Silas’s Pro Tips for a Showroom Shine
- My Biggest Rookie Mistake: I once tried to apply a sealant on a warm, sunny day. The product dried almost instantly on the hot panel, becoming a sticky, streaky nightmare to remove. Never work in direct sunlight or on a hot surface. The product needs time to apply evenly and cure properly.
- The “Less is More” Rule: The most common error is using too much product. A thick layer doesn’t add more protection or shine. It only makes removal difficult, increases the chance of high spots (dark, splotchy areas), and wastes your money. A single pea-sized drop can often cover a 2×2 ft section.
- Master Your Lighting: A garage’s overhead fluorescent light won’t reveal all the flaws. Use a diffuse light source like an overcast day, or invest in a handheld detailing light. Viewing the paint from different angles will help you spot high spots or remaining residue before they fully cure and become a problem.
- The Towel Tag Sin: Always remove the tags from your microfiber towels. They are often made of a stiff material that can easily scratch your clear coat during the final, critical buffing stage. A simple snip can save you from hours of polishing.
Product Choices: A Quick Comparison
Choosing the right protection can be confusing. Here’s a simple breakdown of the most common options to help you decide what’s best for your needs.

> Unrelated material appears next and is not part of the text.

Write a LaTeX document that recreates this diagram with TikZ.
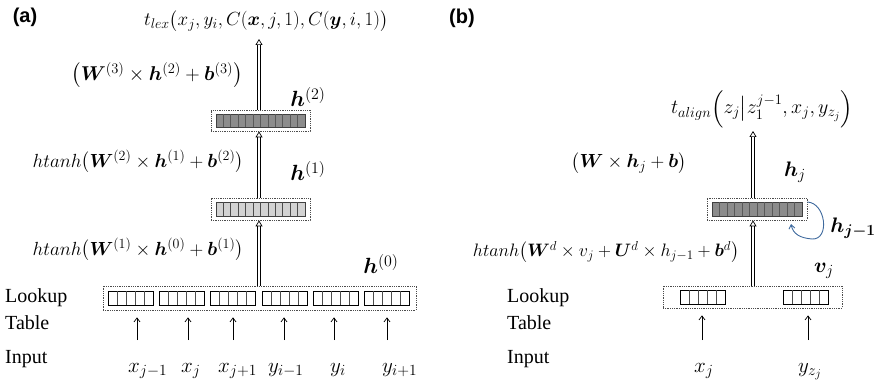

| Product Type | Durability | Gloss/Look | Ease of Use |
|---|---|---|---|
| Carnauba Wax | 4-6 Weeks | Warm, deep glow | Very Easy |
| Paint Sealant | 4-6 Months | Sharp, reflective shine | Easy |
| Ceramic Coating | 2+ Years | Hard, glass-like shell | Difficult (Prep is critical) |
Maintaining Your Masterpiece
After all that work, don’t ruin it at the next wash! Avoid automatic car washes with harsh brushes. Continue using the two-bucket method with a pH-neutral soap. For drying, use a dedicated, high-quality microfiber drying towel or an electric leaf blower to minimize contact with the paint. This will preserve your protective layer and keep the finish swirl-free for much longer.
Frequently Asked Questions
Why can’t I just use dish soap on my car?
Dish soaps like Dawn are formulated to strip grease and oils. They will strip off any wax or sealant on your car, leaving your paint unprotected and vulnerable to the elements.
What’s the real difference between polish and wax?
Polish is an abrasive that removes a microscopic layer of clear coat to level out scratches and swirl marks, creating a smooth surface. Wax (or a sealant/coating) is a non-abrasive protective layer applied on top of the paint to provide gloss, UV protection, and water repellency.
How do I get rid of swirl marks?
Swirl marks are fine scratches in your car’s clear coat. They can only be removed through paint correction, which involves using a machine polisher and abrasive compounds to level the surface. The steps in this guide will prevent you from adding new ones.
Is it better to apply wax by hand or with a machine?
For applying a simple wax or sealant (a non-abrasive product), applying by hand is perfectly fine and often safer for beginners. A machine polisher is primarily used for correction with polishes and compounds, though it can be used to spread waxes more efficiently.